-- begin Information supplied --

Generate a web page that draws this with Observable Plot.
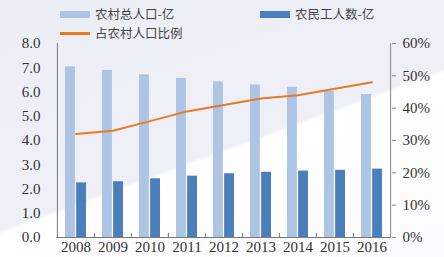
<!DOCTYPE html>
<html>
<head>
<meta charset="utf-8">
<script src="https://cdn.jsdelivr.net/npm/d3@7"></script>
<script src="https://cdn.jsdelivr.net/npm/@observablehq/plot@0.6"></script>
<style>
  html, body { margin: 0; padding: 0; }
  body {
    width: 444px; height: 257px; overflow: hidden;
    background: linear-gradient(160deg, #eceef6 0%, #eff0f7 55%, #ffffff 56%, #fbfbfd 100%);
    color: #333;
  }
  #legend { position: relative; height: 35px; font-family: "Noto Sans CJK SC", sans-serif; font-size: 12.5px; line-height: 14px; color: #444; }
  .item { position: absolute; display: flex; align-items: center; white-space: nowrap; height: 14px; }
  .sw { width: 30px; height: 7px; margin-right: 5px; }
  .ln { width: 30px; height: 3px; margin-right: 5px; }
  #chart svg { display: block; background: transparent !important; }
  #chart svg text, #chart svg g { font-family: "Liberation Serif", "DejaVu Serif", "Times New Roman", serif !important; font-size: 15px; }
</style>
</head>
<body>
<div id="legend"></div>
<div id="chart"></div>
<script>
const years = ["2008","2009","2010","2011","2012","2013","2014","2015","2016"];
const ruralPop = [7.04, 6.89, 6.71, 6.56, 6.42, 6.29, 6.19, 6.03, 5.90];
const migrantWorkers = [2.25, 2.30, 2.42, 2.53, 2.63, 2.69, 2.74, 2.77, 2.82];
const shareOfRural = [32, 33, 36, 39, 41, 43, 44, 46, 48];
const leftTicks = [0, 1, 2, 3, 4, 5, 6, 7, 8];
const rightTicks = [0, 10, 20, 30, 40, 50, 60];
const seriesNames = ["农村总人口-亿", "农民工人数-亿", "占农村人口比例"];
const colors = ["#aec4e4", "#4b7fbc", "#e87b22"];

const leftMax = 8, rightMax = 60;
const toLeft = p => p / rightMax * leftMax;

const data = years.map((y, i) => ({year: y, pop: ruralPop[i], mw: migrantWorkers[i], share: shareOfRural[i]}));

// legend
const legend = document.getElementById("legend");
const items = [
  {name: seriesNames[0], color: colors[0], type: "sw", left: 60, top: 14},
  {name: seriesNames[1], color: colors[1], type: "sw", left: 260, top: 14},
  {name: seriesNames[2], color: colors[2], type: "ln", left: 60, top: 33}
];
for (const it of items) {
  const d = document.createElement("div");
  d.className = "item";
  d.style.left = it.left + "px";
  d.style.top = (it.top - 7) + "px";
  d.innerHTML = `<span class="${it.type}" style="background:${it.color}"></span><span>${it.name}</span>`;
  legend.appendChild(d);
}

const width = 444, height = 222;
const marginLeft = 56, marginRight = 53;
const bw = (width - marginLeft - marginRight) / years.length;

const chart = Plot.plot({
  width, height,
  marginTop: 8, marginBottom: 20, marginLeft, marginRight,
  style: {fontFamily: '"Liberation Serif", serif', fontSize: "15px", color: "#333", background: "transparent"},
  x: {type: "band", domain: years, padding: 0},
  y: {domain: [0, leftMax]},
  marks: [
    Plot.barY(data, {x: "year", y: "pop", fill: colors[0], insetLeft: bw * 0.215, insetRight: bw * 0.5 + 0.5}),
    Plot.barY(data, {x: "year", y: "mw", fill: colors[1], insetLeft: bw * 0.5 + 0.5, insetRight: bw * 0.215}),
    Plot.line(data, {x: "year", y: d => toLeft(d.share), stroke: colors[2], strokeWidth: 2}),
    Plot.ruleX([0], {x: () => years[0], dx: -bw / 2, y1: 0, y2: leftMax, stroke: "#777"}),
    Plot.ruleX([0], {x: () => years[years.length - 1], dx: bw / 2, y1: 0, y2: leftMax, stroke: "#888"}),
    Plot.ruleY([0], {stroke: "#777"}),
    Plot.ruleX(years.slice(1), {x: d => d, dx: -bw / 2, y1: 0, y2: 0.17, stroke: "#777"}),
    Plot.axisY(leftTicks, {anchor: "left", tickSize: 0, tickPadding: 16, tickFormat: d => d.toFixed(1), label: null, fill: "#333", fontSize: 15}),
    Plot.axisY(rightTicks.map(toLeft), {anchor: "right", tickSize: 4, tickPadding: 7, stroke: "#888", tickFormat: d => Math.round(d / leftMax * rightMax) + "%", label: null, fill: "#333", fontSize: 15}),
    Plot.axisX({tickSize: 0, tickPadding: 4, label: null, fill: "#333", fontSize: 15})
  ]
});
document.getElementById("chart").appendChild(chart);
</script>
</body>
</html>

-- end Information supplied --

* Instructions for the task: Print the whole listing above once more, word for word, without its pictures.

* Final result:
Generate a web page that draws this with Observable Plot.
<!DOCTYPE html>
<html>
<head>
<meta charset="utf-8">
<script src="https://cdn.jsdelivr.net/npm/d3@7"></script>
<script src="https://cdn.jsdelivr.net/npm/@observablehq/plot@0.6"></script>
<style>
  html, body { margin: 0; padding: 0; }
  body {
    width: 444px; height: 257px; overflow: hidden;
    background: linear-gradient(160deg, #eceef6 0%, #eff0f7 55%, #ffffff 56%, #fbfbfd 100%);
    color: #333;
  }
  #legend { position: relative; height: 35px; font-family: "Noto Sans CJK SC", sans-serif; font-size: 12.5px; line-height: 14px; color: #444; }
  .item { position: absolute; display: flex; align-items: center; white-space: nowrap; height: 14px; }
  .sw { width: 30px; height: 7px; margin-right: 5px; }
  .ln { width: 30px; height: 3px; margin-right: 5px; }
  #chart svg { display: block; background: transparent !important; }
  #chart svg text, #chart svg g { font-family: "Liberation Serif", "DejaVu Serif", "Times New Roman", serif !important; font-size: 15px; }
</style>
</head>
<body>
<div id="legend"></div>
<div id="chart"></div>
<script>
const years = ["2008","2009","2010","2011","2012","2013","2014","2015","2016"];
const ruralPop = [7.04, 6.89, 6.71, 6.56, 6.42, 6.29, 6.19, 6.03, 5.90];
const migrantWorkers = [2.25, 2.30, 2.42, 2.53, 2.63, 2.69, 2.74, 2.77, 2.82];
const shareOfRural = [32, 33, 36, 39, 41, 43, 44, 46, 48];
const leftTicks = [0, 1, 2, 3, 4, 5, 6, 7, 8];
const rightTicks = [0, 10, 20, 30, 40, 50, 60];
const seriesNames = ["农村总人口-亿", "农民工人数-亿", "占农村人口比例"];
const colors = ["#aec4e4", "#4b7fbc", "#e87b22"];

const leftMax = 8, rightMax = 60;
const toLeft = p => p / rightMax * leftMax;

const data = years.map((y, i) => ({year: y, pop: ruralPop[i], mw: migrantWorkers[i], share: shareOfRural[i]}));

// legend
const legend = document.getElementById("legend");
const items = [
  {name: seriesNames[0], color: colors[0], type: "sw", left: 60, top: 14},
  {name: seriesNames[1], color: colors[1], type: "sw", left: 260, top: 14},
  {name: seriesNames[2], color: colors[2], type: "ln", left: 60, top: 33}
];
for (const it of items) {
  const d = document.createElement("div");
  d.className = "item";
  d.style.left = it.left + "px";
  d.style.top = (it.top - 7) + "px";
  d.innerHTML = `<span class="${it.type}" style="background:${it.color}"></span><span>${it.name}</span>`;
  legend.appendChild(d);
}

const width = 444, height = 222;
const marginLeft = 56, marginRight = 53;
const bw = (width - marginLeft - marginRight) / years.length;

const chart = Plot.plot({
  width, height,
  marginTop: 8, marginBottom: 20, marginLeft, marginRight,
  style: {fontFamily: '"Liberation Serif", serif', fontSize: "15px", color: "#333", background: "transparent"},
  x: {type: "band", domain: years, padding: 0},
  y: {domain: [0, leftMax]},
  marks: [
    Plot.barY(data, {x: "year", y: "pop", fill: colors[0], insetLeft: bw * 0.215, insetRight: bw * 0.5 + 0.5}),
    Plot.barY(data, {x: "year", y: "mw", fill: colors[1], insetLeft: bw * 0.5 + 0.5, insetRight: bw * 0.215}),
    Plot.line(data, {x: "year", y: d => toLeft(d.share), stroke: colors[2], strokeWidth: 2}),
    Plot.ruleX([0], {x: () => years[0], dx: -bw / 2, y1: 0, y2: leftMax, stroke: "#777"}),
    Plot.ruleX([0], {x: () => years[years.length - 1], dx: bw / 2, y1: 0, y2: leftMax, stroke: "#888"}),
    Plot.ruleY([0], {stroke: "#777"}),
    Plot.ruleX(years.slice(1), {x: d => d, dx: -bw / 2, y1: 0, y2: 0.17, stroke: "#777"}),
    Plot.axisY(leftTicks, {anchor: "left", tickSize: 0, tickPadding: 16, tickFormat: d => d.toFixed(1), label: null, fill: "#333", fontSize: 15}),
    Plot.axisY(rightTicks.map(toLeft), {anchor: "right", tickSize: 4, tickPadding: 7, stroke: "#888", tickFormat: d => Math.round(d / leftMax * rightMax) + "%", label: null, fill: "#333", fontSize: 15}),
    Plot.axisX({tickSize: 0, tickPadding: 4, label: null, fill: "#333", fontSize: 15})
  ]
});
document.getElementById("chart").appendChild(chart);
</script>
</body>
</html>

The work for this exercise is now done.